PORKBUSTERS UPDATE: John Fund looks at earmarks and corruption:
If Republicans lose big in November, one reason will be their tardy response to public outrage over profligate spending. The guilty pleas of former GOP Rep. Duke Cunningham and lobbyist Jack Abramoff prompted demands for reform of the earmarks–pork projects members often secure in secret–that were prominent in both scandals.
On Thursday, the House did finally pass a rules change that will force sponsors to attach their names to projects. The Senate isn’t expected to follow suit, meaning earmark reform there must wait until next year. On the plus side, both houses this month did pass the Federal Transparency Act. It creates a public Internet database that will allow Google-like searches of the $1 trillion in federal grants, contracts and loans. The “shame factor” the bill will heighten is needed, given that earmarks grew tenfold between 1990 and 2005.
As modest as it is, the transparency bill spent much of August in limbo after Senate Commerce Committee Chairman Ted Stevens of Alaska, chief defender of the infamous “Bridge to Nowhere,” put a hold on it, using the tradition allowing any senator to secretly block a bill. These games feed the perception of an out-of-touch Congress and demoralize many GOP voters. “Every event I go to, someone complains about overspending and pork,” says Rep. Chris Chocola of Indiana, one of the most embattled GOP incumbents. “They still don’t think we get it.”
Many members simply don’t believe the political costs of pork can ever exceed the benefits. Democrats have been largely silent. After all, they get about 45% of them even as a minority. “One man’s pork is another man’s steak,” is how many members dismiss reform.
The reforms passed this year were modest, but helpful. (The lame criticism that they don’t go far enough is true, but lame, especially when offered — as it usually is — by members of Congress who didn’t actually work for any reform.) It’s important to keep the pressure up, though.
Fund has this to say, too, which should be required reading in the White House:
President Bush could also do more. Republican Sen. Jim DeMint notes that the Congressional Research Service has found that 95% of recent earmarks were slipped into committee reports and not written into law. “These non-legislated earmarks are not legally binding,” he says. “President Bush could ignore them. He doesn’t need a line-item veto.”
The federal government is now an astounding 185 times as big in real terms as it was a century ago. A general sense that Republicans have forgotten why they were sent to Washington is a big reason why only 43% of Republicans approve of Congress in this month’s Fox News poll. If Republicans can’t better explain how they plan to get a grip on spending, many voters will conclude they both deserve and need a time-out from power.

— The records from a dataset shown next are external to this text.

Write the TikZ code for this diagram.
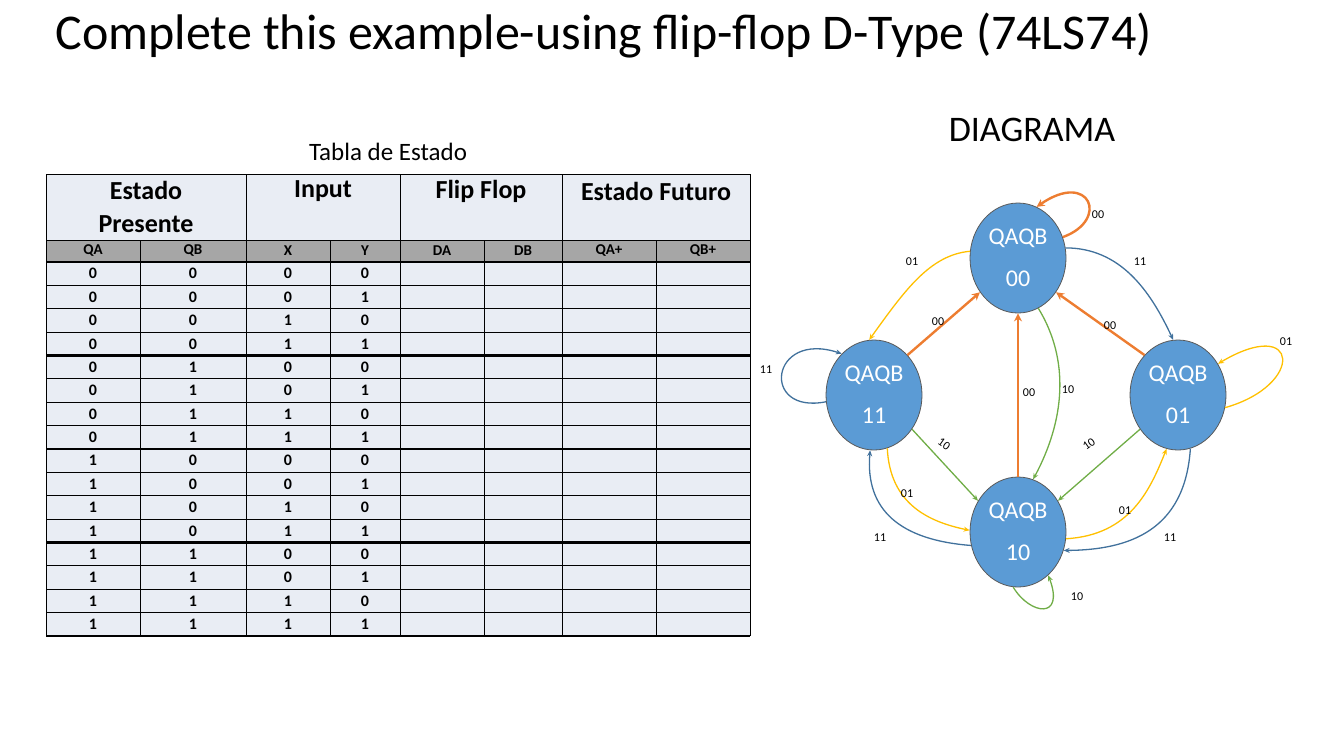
\documentclass[tikz,border=0pt]{standalone}
\usepackage{fontspec}
\setmainfont{Carlito}
\usetikzlibrary{arrows.meta,shapes.geometric}
\definecolor{cell}{HTML}{E9EDF4}
\definecolor{hdr}{HTML}{A6A6A6}
\definecolor{st}{HTML}{5B9BD5}
\definecolor{cor}{HTML}{ED7D31}
\definecolor{cbl}{HTML}{41719C}
\definecolor{cye}{HTML}{FFC000}
\definecolor{cgr}{HTML}{70AD47}
\begin{document}
\begin{tikzpicture}[x=1pt,y=-1pt,
  state/.style={ellipse,fill=st,draw=gray!70!black,line width=0.8pt,minimum width=96pt,minimum height=110pt,text=white,font=\fontsize{24}{42}\selectfont,align=center,inner sep=0pt},
  tr/.style={line width=1.3pt,-{Stealth[length=6pt,width=5pt]}},
  thk/.style={tr,line width=2.4pt,-{Stealth[length=8pt,width=8pt]}},
  lb/.style={font=\fontsize{12}{13}\selectfont,inner sep=1pt},
  hd/.style={font=\bfseries\fontsize{26}{33}\selectfont,align=center},
  sh/.style={font=\bfseries\fontsize{15}{16}\selectfont},
  dt/.style={font=\bfseries\fontsize{16}{17}\selectfont}]
\useasboundingbox (0,0) rectangle (1330,748);
\node[anchor=west,font=\fontsize{50}{56}\selectfont] (title) at (52,36) {Complete this example-using flip-flop D-Type (74LS74)};
\node[font=\fontsize{25}{28}\selectfont] (tab) at (388,152) {Tabla de Estado};
\node[font=\fontsize{36}{40}\selectfont] (dg) at (1032,130) {DIAGRAMA};
% table
\fill[cell] (46,174) rectangle (750,636);
\fill[hdr] (46,240) rectangle (750,262);
\foreach \x in {46,246,400,562,750} \draw[line width=0.8pt] (\x,174) -- (\x,636);
\foreach \x in {140,330,484,656} \draw[line width=0.8pt] (\x,240) -- (\x,636);
\draw[line width=0.8pt] (46,174) -- (750,174);
\draw[line width=0.8pt] (46,240) -- (750,240);
\foreach \i in {1,...,15} {
  \pgfmathsetmacro\yy{262+\i*23.375}
  \draw[line width=0.8pt] (46,\yy) -- (750,\yy);}
\foreach \yy in {262,355.5,449,542.5,636} \draw[line width=2.6pt] (46,\yy) -- (750,\yy);
\node[hd] (h1) at (146,207) {Estado\\Presente};
\node[hd] (h2) at (323,191) {Input};
\node[hd] (h3) at (481,191) {Flip Flop};
\node[hd] (h4) at (656,191) {Estado Futuro};
\foreach \t/\x in {QA/93,QB/193,X/288,Y/365,DA/442,DB/523,QA+/609,QB+/703}
  \node[sh] at (\x,251) {\t};
\foreach \i in {0,...,15} {
  \pgfmathtruncatemacro\a{mod(int(\i/8),2)}
  \pgfmathtruncatemacro\b{mod(int(\i/4),2)}
  \pgfmathtruncatemacro\c{mod(int(\i/2),2)}
  \pgfmathtruncatemacro\d{mod(\i,2)}
  \pgfmathsetmacro\yy{273.7+\i*23.375}
  \node[dt] at (93,\yy) {\a};
  \node[dt] at (193,\yy) {\b};
  \node[dt] at (288,\yy) {\c};
  \node[dt] at (365,\yy) {\d};}
% states
\node[state] (n00) at (1018,258) {QAQB\\00};
\node[state] (n11) at (874,395) {QAQB\\11};
\node[state] (n01) at (1178,395) {QAQB\\01};
\node[state] (n10) at (1018,532) {QAQB\\10};
% edges
\draw[thk,cor] (n00.25) .. controls (1110,220) and (1090,170) .. (n00.70);
\node[lb] at (1098,215) {00};
\draw[tr,cye] (n00.172) .. controls (930,255) and (905,290) .. (n11.95);
\node[lb] at (912,262) {01};
\draw[tr,cbl] (n00.12) .. controls (1120,248) and (1150,290) .. (n01.95);
\node[lb] at (1140,262) {11};
\draw[thk,cor] (n11.50) -- (n00.222);
\node[lb] at (938,322) {00};
\draw[thk,cor] (n01.130) -- (n00.318);
\node[lb] at (1110,326) {00};
\draw[thk,cor] (n10.90) -- (n00.270);
\node[lb] at (1029,393) {00};
\draw[tr,cgr] (n00.292) .. controls (1070,360) and (1065,420) .. (n10.74);
\node[lb] at (1068,390) {10};
\draw[tr,cgr] (n11.318) -- (n10.142);
\node[lb,rotate=-35] at (944,444) {10};
\draw[tr,cgr] (n01.222) -- (n10.38);
\node[lb,rotate=35] at (1089,444) {10};
\draw[tr,cye] (n11.284) .. controls (890,505) and (930,522) .. (n10.178);
\node[lb] at (907,494) {01};
\draw[tr,cbl] (n10.196) .. controls (900,540) and (865,510) .. (n11.266);
\node[lb] at (880,538) {11};
\draw[tr,cye] (n10.352) .. controls (1130,535) and (1150,490) .. (n01.258);
\node[lb] at (1125,511) {01};
\draw[tr,cbl] (n01.283) .. controls (1185,530) and (1130,550) .. (n10.338);
\node[lb] at (1170,538) {11};
\draw[tr,cgr] (n10.265) .. controls (1030,615) and (1065,620) .. (n10.305);
\node[lb] at (1077,597) {10};
\draw[tr,cbl] (n11.188) .. controls (760,415) and (770,330) .. (n11.128);
\node[lb] at (766,370) {11};
\draw[tr,cye] (n01.345) .. controls (1305,385) and (1300,315) .. (n01.38);
\node[lb] at (1286,342) {01};
\end{tikzpicture}
\end{document}
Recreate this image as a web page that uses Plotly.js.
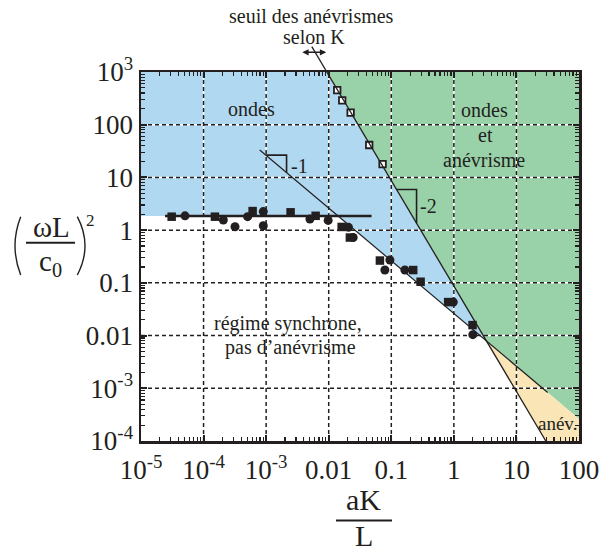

Agencies won’t stand up to Congress on that committee report language, unless the President makes them, as they fear budgetary retribution. Bush needs to show some backbone on this, or Republicans will lose. And deserve to.
UPDATE: Here’s more from The Examiner:
Now with Coburn-Obama, every citizen with access to the Internet will be within a few mouse clicks of knowing where their tax dollars are going and who is benefitting from them. Such access moves our democracy beyond Government 1.0 web sites that mainly just provide passive information and encourages more active and informed citizenry. Call it the dawn of Government 2.0. It is especially fitting that a database of federal spending — the blood flow of governance — marks the opening of the new era. . . .
The experts will do well to study the campaign for Coburn-Obama closely for several reasons, not the least of which are that from the beginning it included people and groups from across the political spectrum and the fact that the Internet gave them unprecedented power to assess the situation at any given moment, distribute key information throughout the ranks of supporters and media and generate highly focused action wherever it was most needed. Old media was mostly on the sidelines throughout.
Indeed, though CNN and the Wall Street Journal provided some excellent ongoing coverage, as did the National Journal blogs — though I guess those are more new media than old.